Andrew Kendall Coffman, known by his friends as Andy, was the son of Peter and Elizabeth Kendall Coffman. Born in 1871 in Bakersville, Md., he was raised on a farm and educated in the local schools of nearby Halfway, Md., where his family moved when he was three years old. He began his business career at an early age with the Coffman Lumber Company, eventually serving as president. Later, he decided to pursue a career as a funeral director and enrolled in Eckles College of Mortuary Science in Philadelphia, Pa. After successfully completing his college courses, he returned to Washington County and settled in Hagerstown where he became a practicing mortician.

Andrew Coffman was married to Gladys Rothenstein, the daughter of Augustus and Lillian Busey Rothenstein. Born in Baltimore in 1892, Mrs. Coffman was a longtime resident of Hagerstown, having moved there as a young girl.

The Coffmans enjoyed a very successful marriage and were described by those who knew them as full partners in a loving relationship characterized by complete mutual understanding, trust and warm generosity. They shared many interests.

Both were deeply interested in the community and active in various civic organizations. Mr.

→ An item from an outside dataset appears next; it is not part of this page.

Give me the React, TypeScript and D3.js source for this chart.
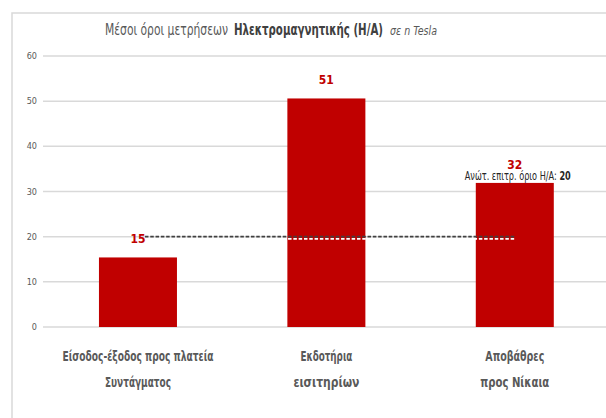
import React from "react";
import * as d3 from "d3";

const categories: string[][] = [
  ["Είσοδος-έξοδος προς πλατεία", "Συντάγματος"],
  ["Εκδοτήρια", "εισιτηρίων"],
  ["Αποβάθρες", "προς Νίκαια"],
];
const values: number[] = [15.4, 50.6, 31.9];
const limitValue = 20;
const limitLabel = "Ανώτ. επιτρ. όριο Η/Α: ";
const yTicks: number[] = [0, 10, 20, 30, 40, 50, 60];
const titleParts: string[] = ["Μέσοι όροι μετρήσεων", "Ηλεκτρομαγνητικής (Η/Α)", "σε n Tesla"];

const W = 606;
const H = 418;
const FONT = "'Liberation Sans Narrow', 'DejaVu Sans Condensed', 'Open Sans', sans-serif";
const GRAY = "#595959";
const RED = "#c00000";

const labelWidths: number[][] = [
  [151, 66],
  [52, 66],
  [59, 69],
];

export default function App() {
  const keys = categories.map((c) => c.join(" "));
  const x = d3
    .scaleBand<string>()
    .domain(keys)
    .range([43.75, 609])
    .paddingInner(0.586)
    .paddingOuter(0.293);
  const y = d3.scaleLinear().domain([0, 60]).range([327, 56]);
  const bw = x.bandwidth();
  const fmt = d3.format(".0f");
  const cx = (i: number) => (x(keys[i]) as number) + bw / 2;

  return (
    <svg width={W} height={H} style={{ position: "absolute", left: 0, top: 0 }} fontFamily={FONT}>
      <rect x={0} y={0} width={W} height={H} fill="#fff" />
      {/* frame */}
      <rect x={12} y={13} width={W + 20} height={H + 20} fill="none" stroke="#d9d9d9" strokeWidth={1.5} />
      {/* title */}
      <text x={105} y={35} fontSize={15} fill={GRAY} textLength={123} lengthAdjust="spacingAndGlyphs">
        {titleParts[0]}
      </text>
      <text x={234} y={35} fontSize={15} fontWeight="bold" fill="#404040" textLength={149} lengthAdjust="spacingAndGlyphs">
        {titleParts[1]}
      </text>
      <text x={390} y={35} fontSize={13} fontStyle="italic" fill={GRAY} textLength={47} lengthAdjust="spacingAndGlyphs">
        {titleParts[2]}
      </text>
      {/* grid + y ticks */}
      {yTicks.map((t) => (
        <g key={t}>
          <line x1={43} x2={W} y1={y(t)} y2={y(t)} stroke="#d9d9d9" strokeWidth={1.5} />
          <text x={37} y={y(t) + 3} fontSize={9} fill={GRAY} textAnchor="end">
            {t}
          </text>
        </g>
      ))}
      {/* bars */}
      {values.map((v, i) => (
        <rect key={i} x={x(keys[i])} y={y(v)} width={bw} height={y(0) - y(v)} fill={RED} />
      ))}
      {/* limit line */}
      <line
        x1={cx(0) + 7}
        x2={cx(2)}
        y1={y(limitValue) + 2.2}
        y2={y(limitValue) + 2.2}
        stroke="#ffffff"
        strokeWidth={1.6}
        strokeDasharray="3.5 1.8"
      />
      <line
        x1={cx(0) + 7}
        x2={cx(2)}
        y1={y(limitValue)}
        y2={y(limitValue)}
        stroke="#404040"
        strokeWidth={1.8}
        strokeDasharray="3.5 1.8"
      />
      {/* value labels */}
      {values.map((v, i) => (
        <text key={i} x={cx(i)} y={y(v) - 14} fontSize={12} fontWeight="bold" fill={RED} textAnchor="middle">
          {fmt(v)}
        </text>
      ))}
      {/* limit annotation */}
      <text x={cx(2) + 3} y={180} fontSize={12} fill="#262626" textAnchor="middle" textLength={106} lengthAdjust="spacingAndGlyphs">
        {limitLabel}
        <tspan fontWeight="bold">{limitValue}</tspan>
      </text>
      {/* x labels */}
      {categories.map((lines, i) =>
        lines.map((ln, j) => (
          <text
            key={i + "-" + j}
            x={cx(i)}
            y={361 + j * 26}
            fontSize={14}
            fontWeight="bold"
            fill={GRAY}
            textAnchor="middle"
            textLength={labelWidths[i][j]}
            lengthAdjust="spacingAndGlyphs"
          >
            {ln}
          </text>
        ))
      )}
    </svg>
  );
}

Coffman was a charter member of the Hagerstown Rotary Club and served on the boards of many organizations, including the Y.M.C.A., Hagerstown Junior College, the Historical Society of Washington County, the Hagerstown Chamber of Commerce, and Washington County Hospital.

A successful businessman, he was an active member of the Maryland Funeral Directors Association, at one time serving as dean of the funeral directors in his part of the United States. In 1929 Mr. Coffman was awarded a medal for outstanding service to his community. In 1969 he was posthumously awarded the Distinguished Citizen Award by the Hagerstown Chamber of Commerce.

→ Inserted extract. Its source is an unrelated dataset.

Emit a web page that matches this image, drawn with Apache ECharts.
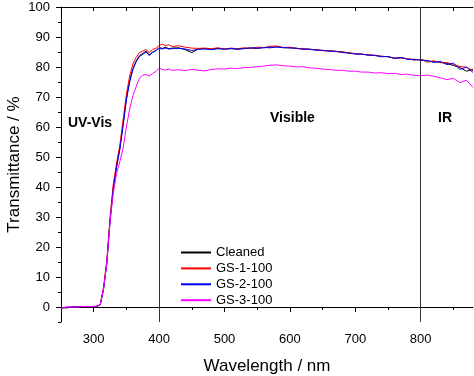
<!DOCTYPE html>
<html>
<head>
<meta charset="utf-8">
<script src="https://cdn.jsdelivr.net/npm/echarts@6/dist/echarts.min.js"></script>
<style>
  html, body { margin: 0; padding: 0; background: #fff; }
  #chart { width: 474px; height: 376px; }
</style>
</head>
<body>
<div id="chart"></div>
<script>
const wavelengths = [
  250, 260, 270, 280, 290, 300,
  305, 310, 315, 320, 325, 330, 335, 340, 345, 350, 355, 360, 365, 370,
  375, 380, 385, 390, 395, 400, 405, 410, 415, 420,
  430, 440, 450, 460, 470, 480, 490, 500, 510, 520, 530, 540, 550, 560,
  570, 580, 590, 600, 610, 620, 630, 640, 650, 660, 670, 680, 690, 700,
  710, 720, 730, 740, 750, 760, 770, 780, 790, 800, 810, 820, 830, 840,
  850, 860, 870, 880
];

const cleaned = [
  -0.3, -0.2, 0.1, 0.0, 0.2, 0.1,
  0.2, 0.8, 6.0, 14.6, 29.0, 40.0, 47.0, 53.0, 61.0, 69.5, 75.5, 79.5, 82.0, 83.8,
  84.5, 85.3, 84.0, 85.0, 85.4, 86.5, 86.2, 86.6, 86.1, 86.3,
  86.4, 85.8, 84.8, 86.0, 86.2, 85.9, 86.2, 86.0, 86.1, 85.9, 86.2, 86.3, 86.2, 86.5,
  86.4, 86.8, 86.4, 86.5, 86.2, 86.0, 85.9, 85.7, 85.5, 85.4, 85.2, 85.0, 84.6, 84.5,
  84.2, 84.1, 83.8, 83.6, 83.4, 83.0, 83.1, 82.7, 82.4, 82.5, 82.0, 81.8, 81.6, 81.2,
  80.5, 79.8, 78.6, 79.2
];

const gs1 = [
  -0.2, -0.3, 0.2, 0.1, 0.1, 0.2,
  0.3, 0.9, 6.5, 15.5, 30.0, 41.0, 48.0, 54.0, 62.5, 71.0, 77.0, 81.0, 83.2, 84.8,
  85.3, 85.8, 84.8, 85.9, 86.2, 87.2, 87.6, 87.1, 87.4, 86.8,
  87.1, 86.6, 86.3, 86.2, 86.3, 86.1, 86.4, 86.0, 86.3, 86.1, 86.4, 86.2, 86.6, 86.5,
  86.9, 87.0, 86.5, 86.6, 86.1, 86.2, 85.8, 85.8, 85.4, 85.5, 85.1, 85.1, 84.7, 84.4,
  84.3, 84.0, 83.9, 83.5, 83.5, 82.9, 83.0, 82.8, 82.3, 82.6, 81.6, 82.1, 81.4, 81.5,
  80.9, 80.2, 79.9, 78.8
];

const gs2 = [
  -0.4, -0.1, 0.0, 0.2, 0.0, 0.2,
  0.2, 0.7, 5.8, 14.5, 28.5, 39.5, 46.5, 52.5, 60.5, 69.0, 75.0, 79.2, 81.8, 83.5,
  84.2, 85.0, 83.8, 84.8, 85.5, 86.2, 86.0, 86.3, 86.0, 86.1,
  86.2, 86.0, 85.5, 85.9, 86.0, 85.8, 86.1, 85.9, 86.2, 86.0, 86.1, 86.4, 86.3, 86.4,
  86.6, 86.6, 86.5, 86.3, 86.3, 85.9, 86.0, 85.6, 85.6, 85.2, 85.3, 84.8, 84.7, 84.3,
  84.3, 83.9, 83.9, 83.4, 83.5, 82.8, 83.2, 82.5, 82.6, 82.2, 82.2, 81.5, 81.9, 80.8,
  81.3, 79.2, 80.0, 78.2
];

const gs3 = [
  -0.3, 0.1, -0.1, 0.1, 0.2, 0.0,
  0.3, 0.8, 6.0, 14.5, 28.5, 38.0, 44.5, 48.5, 53.0, 60.0, 66.0, 70.5, 73.5, 76.3,
  77.3, 77.5, 77.0, 77.8, 78.5, 79.6, 79.2, 79.0, 79.3, 78.9,
  79.1, 78.8, 79.2, 78.9, 78.7, 79.2, 79.4, 79.3, 79.6, 79.5, 79.8, 79.9, 80.1, 80.3,
  80.6, 80.7, 80.4, 80.3, 80.0, 80.1, 79.7, 79.6, 79.3, 79.2, 78.9, 78.9, 78.6, 78.6,
  78.3, 78.3, 78.0, 78.1, 77.8, 77.9, 77.5, 77.6, 77.2, 77.1, 77.3, 76.9, 76.4, 75.8,
  76.2, 74.8, 75.6, 73.2
];

const seriesNames = ["Cleaned", "GS-1-100", "GS-2-100", "GS-3-100"];
const seriesColors = ["#000000", "#ff0000", "#0000ff", "#ff00ff"];
const seriesValues = [cleaned, gs1, gs2, gs3];

// region borders
const regionLines = [400, 800];

const xMajorTicks = [300, 400, 500, 600, 700, 800];
const xMinorTicks = [250, 350, 450, 550, 650, 750, 850];
const xTopTicks = [300, 350, 400, 450, 500, 550, 600, 650, 700, 750, 800, 850];
const yMajorTicks = [0, 10, 20, 30, 40, 50, 60, 70, 80, 90, 100];
const yMinorTicks = [-5, 5, 15, 25, 35, 45, 55, 65, 75, 85, 95];

const font = "'Liberation Sans', Arial, sans-serif";

const chart = echarts.init(document.getElementById("chart"));

const xBase = { type: "value", min: 250, max: 880, splitLine: { show: false } };
const yBase = { type: "value", min: -5, max: 100, splitLine: { show: false } };

const option = {
  animation: false,
  grid: { left: 61, right: 1, top: 7, bottom: 54, outerBoundsMode: "none" },
  legend: {
    orient: "vertical",
    left: 180,
    top: 246,
    padding: 0,
    itemWidth: 30,
    itemHeight: 14,
    itemGap: 2.9,
    // hide the circle that line series put in the legend icon
    itemStyle: { opacity: 0 },
    data: seriesNames,
    textStyle: { color: "#000", fontSize: 13, fontFamily: font }
  },
  xAxis: [
    {
      ...xBase,
      position: "bottom",
      name: "Wavelength / nm",
      nameLocation: "middle",
      nameGap: 36,
      nameMoveOverlap: false,
      nameTextStyle: { color: "#000", fontSize: 17, fontFamily: font },
      axisLine: { lineStyle: { color: "#000", width: 1 } },
      axisTick: { customValues: xMajorTicks, length: 5, lineStyle: { color: "#000" } },
      axisLabel: { customValues: xMajorTicks, color: "#000", fontSize: 13, fontFamily: font, margin: 11 }
    },
    {
      ...xBase,
      position: "bottom",
      axisLine: { show: false },
      axisTick: { customValues: xMinorTicks, length: 3, lineStyle: { color: "#000" } },
      axisLabel: { show: false }
    },
    {
      ...xBase,
      position: "top",
      axisLine: { lineStyle: { color: "#000", width: 1 } },
      axisTick: { customValues: xTopTicks, inside: true, length: 4, lineStyle: { color: "#000" } },
      axisLabel: { show: false }
    }
  ],
  yAxis: [
    {
      ...yBase,
      position: "left",
      name: "Transmittance / %",
      nameLocation: "middle",
      nameGap: 38,
      nameMoveOverlap: false,
      nameTextStyle: { color: "#000", fontSize: 17, fontFamily: font },
      axisLine: { show: true, lineStyle: { color: "#000", width: 1 } },
      axisTick: { show: true, customValues: yMajorTicks, length: 5, lineStyle: { color: "#000" } },
      axisLabel: { customValues: yMajorTicks, color: "#000", fontSize: 13, fontFamily: font, margin: 11 }
    },
    {
      ...yBase,
      position: "left",
      axisLine: { show: false },
      axisTick: { show: true, customValues: yMinorTicks, length: 3, lineStyle: { color: "#000" } },
      axisLabel: { show: false }
    }
  ],
  graphic: [
    { type: "text", x: 68, y: 123, style: { text: "UV-Vis", fill: "#000", font: "bold 14px " + font, verticalAlign: "middle" } },
    { type: "text", x: 270, y: 118, style: { text: "Visible", fill: "#000", font: "bold 14px " + font, verticalAlign: "middle" } },
    { type: "text", x: 438, y: 118, style: { text: "IR", fill: "#000", font: "bold 14px " + font, verticalAlign: "middle" } }
  ],
  series: seriesNames.map((name, i) => ({
    name: name,
    type: "line",
    xAxisIndex: 0,
    yAxisIndex: 0,
    symbol: "none",
    color: seriesColors[i],
    lineStyle: { width: 1, color: seriesColors[i] },
    data: wavelengths.map((w, j) => [w, seriesValues[i][j]]),
    markLine: i === 0 ? {
      silent: true,
      symbol: "none",
      label: { show: false },
      lineStyle: { color: "#333", width: 1, type: "solid" },
      data: regionLines.map((x) => ({ xAxis: x }))
    } : undefined
  }))
};

chart.setOption(option);
</script>
</body>
</html>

A dedicated community volunteer, Mrs. Coffman was active in many civic organizations. She supported the work of the Salvation Army and served on its advisory board for more than 50 years. She also participated in the work of the American Cancer Society, the Washington County Tuberculosis Association, the Cedar Ridge Children’s Home, and the Zonta Club. Mr. and Mrs. Coffman were devoted members of the Zion Reformed Church in Hagerstown.

Mr. and Mrs. Coffman were actively involved in the life of Hood College, with both serving on the Hood College Board of Trustees. Mr. Coffman was elected to the board in 1944, and served as chair of the Building and Grounds Committee; Mrs. Coffman was elected in 1966.

During their lifetimes, the Coffmans donated more than $3 million to educational and civic causes in the Central Maryland region. They financed and supervised the construction of the Coffman Health Center, the Coffman Research Center and the Coffman Home for Aged in Hagerstown. They provided financial support to aspiring college and nursing students, including many Hood College students.

In 1954, Hood College named its chapel for the Coffmans in recognition of the generous gift of $150,000 they gave to support its construction. The building of the chapel was fully funded with additional contributions from 2,200 alumnae, parents and friends in support of the Hood Forward Program.

The main sanctuary in Coffman Chapel seats more than 700 people while the basement includes classrooms and a choir rehearsal room. Faculty and staff offices can be found in the basement and on the second floor.

There are no direct descendants of Andrew and Gladys Coffman. Mr. Coffman died in 1968 at age 97. Mrs. Coffman died a year later in Washington County Hospital at age 77 following a long illness. A foster son, Roy NcNamee, is also deceased. Yet their legacy is a lasting one—both to Hood and the Western Maryland region.